Volunteering is important. For many people, especially those with a pre-disposition to Social Justice and Public Interest, it is just something they do automatically....it's the right thing to do. However, volunteering can also help you along your career path.
Employers will look closely at your history of volunteering. It provides them with many insights. A solid history of volunteerism reveals what sort of community-minded lawyer you might become. Many firms have strong Pro Bono involvement; do you fit that mold?
Just because your volunteering is not a paid position, doesn't mean you don't acquire and hone new skills. Pay attention to what you learn in your volunteer position(s). Did you learn to take initiative, exhibit teamwork, communication skills, tact and diplomacy, research and presentation skills? These are all skills employers are seeking and you will be able to refer to them in your cover letters and interviews.
The type of organization where you volunteer will also tell the employer the sincerity of your intentions regarding the type of law you claim to wish to practice. Did you volunteer for an environmental organization? A downtown mission? An Aboriginal Friendship Centre? A women's shelter? A summer in Ghana? Basically, it helps you sell yourself.
After First Year: A relatively small number of law students get “law” jobs between first and second year. Don’t be discouraged if you are among this majority. However, you shouldn’t discount the transferable skills that you can learn in your “non-law” summer jobs. You can develop multi-tasking skills, communication and interpersonal skills, time management, multi-tasking, dealing with difficult clients with tact and diplomacy, etc. When it comes time for your law job interviews, employers are not so concerned that you worked at Jenny’s Diner, but what you learned while working there.
After Second Year: Unquestionably, this is an important period. More and more, law firms are hiring their articling students directly from their summer student pool. For those looking at the traditional, larger law firm career path, this is why OCI's (On-Campus Interviews) during second year are so important. For Social Justice candidates, since there isn't an OCI process, you need to attend the Windsor Law Justice at Work conference in November and be paying attention to job postings on Symplicity throughout the whole year, not just after February.
This is the big one.
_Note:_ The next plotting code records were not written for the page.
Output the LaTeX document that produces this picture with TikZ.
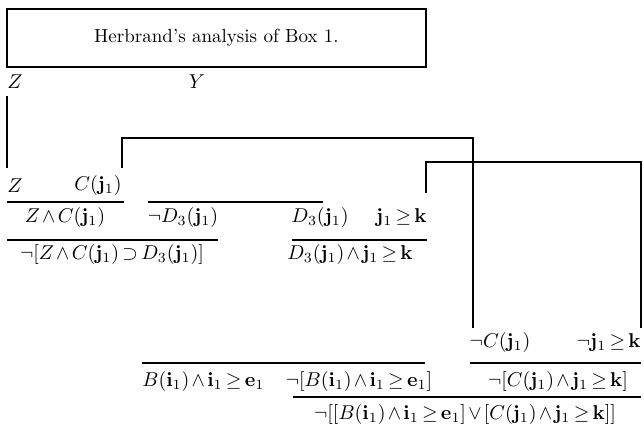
\documentclass[tikz,border=0pt]{standalone}
\usepackage{amsmath}
\newcommand\mytightmath{\medmuskip=2mu\relax\thickmuskip=3mu\relax}
\begin{document}
\begin{tikzpicture}[x=0.5pt,y=-0.5pt,
  lbl/.style={inner sep=0pt, font=\fontsize{10}{12}\selectfont\mytightmath},
  rulel/.style={line width=0.7pt},
  brk/.style={line width=0.7pt},
  titlebox/.style={draw, line width=1pt, minimum width=209.5pt, minimum height=29pt, inner sep=0pt, font=\fontsize{9.5}{11}\selectfont}]
\useasboundingbox (0,0) rectangle (644,427);
% title
\node[titlebox] (title) at (216.5,38) {Herbrand's analysis of Box 1.};
\node[lbl, anchor=west] (zt) at (7,82) {$Z$};
\node[lbl] (yt) at (197,82) {$Y$};
% row 1
\node[lbl, anchor=west] (z1) at (7,186) {$Z$};
\node[lbl, anchor=east] (c1) at (122,186) {$C(\mathbf{j}_1)$};
% row 2
\node[lbl] (zc) at (65,218) {$Z\wedge C(\mathbf{j}_1)$};
\node[lbl] (nd) at (183,218) {$\neg D_3(\mathbf{j}_1)$};
\node[lbl] (d3) at (320,218) {$D_3(\mathbf{j}_1)$};
\node[lbl, anchor=east] (jk) at (427,218) {$\mathbf{j}_1\geq\mathbf{k}$};
% row 3
\node[lbl] (nzcd) at (112,255) {$\neg[Z\wedge C(\mathbf{j}_1)\supset D_3(\mathbf{j}_1)]$};
\node[lbl] (djk) at (350,255) {$D_3(\mathbf{j}_1)\wedge\mathbf{j}_1\geq\mathbf{k}$};
% row 4
\node[lbl] (nc) at (500,343) {$\neg C(\mathbf{j}_1)$};
\node[lbl, anchor=east] (njk) at (641,343) {$\neg\mathbf{j}_1\geq\mathbf{k}$};
% row 5
\node[lbl, anchor=west] (bie) at (142,382) {$B(\mathbf{i}_1)\wedge\mathbf{i}_1\geq\mathbf{e}_1$};
\node[lbl] (nbie) at (359,382) {$\neg[B(\mathbf{i}_1)\wedge\mathbf{i}_1\geq\mathbf{e}_1]$};
\node[lbl] (ncjk) at (558,382) {$\neg[C(\mathbf{j}_1)\wedge\mathbf{j}_1\geq\mathbf{k}]$};
% row 6
\node[lbl] (fin) at (465,415) {$\neg[[B(\mathbf{i}_1)\wedge\mathbf{i}_1\geq\mathbf{e}_1]\vee[C(\mathbf{j}_1)\wedge\mathbf{j}_1\geq\mathbf{k}]]$};
% inference lines
\draw[rulel] (7,202) -- (124,202);
\draw[rulel] (148,202) -- (323,202);
\draw[rulel] (7,240) -- (218,240);
\draw[rulel] (292,240) -- (427,240);
\draw[rulel] (142,363) -- (425,363);
\draw[rulel] (470,363) -- (641,363);
\draw[rulel] (293,397) -- (641,397);
% connectors
\coordinate (za) at (7,96);
\coordinate (zb) at (7,168);
\draw[brk] (za) -- (zb);
\coordinate (b1a) at (122,168);
\coordinate (b1b) at (473,328);
\draw[brk] (b1a) |- (473,138) -- (b1b);
\coordinate (b2a) at (426,193);
\coordinate (b2b) at (641,328);
\draw[brk] (b2a) |- (641,162) -- (b2b);
\end{tikzpicture}
\end{document}
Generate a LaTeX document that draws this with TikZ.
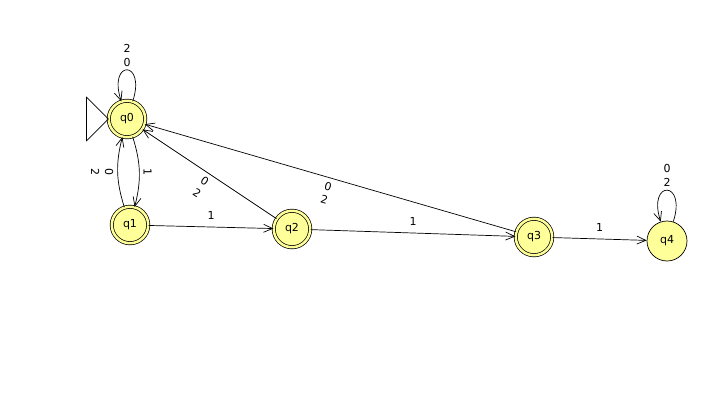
\documentclass[tikz,border=0pt]{standalone}
\usepackage{fontspec}
\setmainfont{DejaVu Sans}
\usetikzlibrary{arrows.meta}
\definecolor{stateyel}{RGB}{255,255,153}

\begin{document}
\begin{tikzpicture}[x=1pt, y=1pt, font=\fontsize{11}{14}\selectfont, line join=round, line width=0.7pt,
    >={Straight Barb[length=9pt,width=8pt]},
    state/.style={circle, draw, fill=stateyel, minimum size=40pt, inner sep=0pt},
    accept/.style={state, double=stateyel, double distance=2.5pt, minimum size=36.5pt},
    lbl/.style={align=center, inner sep=1pt}]
    \useasboundingbox (0,0) rectangle (728,-404);
    % states
    \node[accept] (q0) at (127,-119) {q0};
    \node[accept] (q1) at (130,-225) {q1};
    \node[accept] (q2) at (292,-229) {q2};
    \node[accept] (q3) at (534,-237) {q3};
    \node[state]  (q4) at (667,-241) {q4};
    % start marker
    \draw (q0.west) -- ++(-22,22) -- ++(0,-44) -- cycle;
    % loops
    \draw[->] (q0.72) .. controls +(72:44) and +(108:44) .. node[above=2pt, lbl] {2\\0} (q0.108);
    \draw[->] (q4.72) .. controls +(72:44) and +(108:44) .. node[above=2pt, lbl] {0\\2} (q4.108);
    % q0 <-> q1
    \draw[->] (q0) to[bend left=16] node[rotate=-90, anchor=south, inner sep=4pt] {1} (q1);
    \draw[->] (q1) to[bend left=16] node[rotate=-90, anchor=north, lbl, inner sep=4pt] {0\\2} (q0);
    % forward edges
    \foreach \a/\b in {q1/q2,q2/q3,q3/q4}
    \draw[->] (\a) -- node[above=4pt] {1} (\b);
    % back edges
    \foreach \a in {q2,q3}
    \draw[->] (\a) -- node[sloped, below=3pt, lbl] {0\\2} (q0);
\end{tikzpicture}
\end{document}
After graduation, there is a strong likelihood that where you article is where you will begin your career as a lawyer. Larger firms across the country go through their articling hiring process during the summer before you begin your third year. As noted above under Summer Work, many firms hire their articling students from their summer student pool. Firms have already met these students, invested in their training and know the calibre of their work. Although not part of the organized recruiting process, this also holds true for smaller firms in large and small cities, plus many of the Social Justice / Public Interest organizations. Fortunate third year students return in September already knowing where they will begin articling after graduation.
However, and this is especially true for Social Justice positions, articling positions will arise throughout your entire third year of Law School. Smaller firms need to determine if they have sufficient work and/or a principal to offer an articling position. Some organizations won't know if they have a budget for an articling student until their budgeting process finishes later in the year.
Have faith. Continue to work hard. Check Symplicity. Talk to Career Services.
For traditional law positions, there are strict timelines when recruiting, interviewing and job offers occur. For many employment opportunities, Social Justice positions will follow these same timelines. PLUS, opportunities occur throughout the entire year.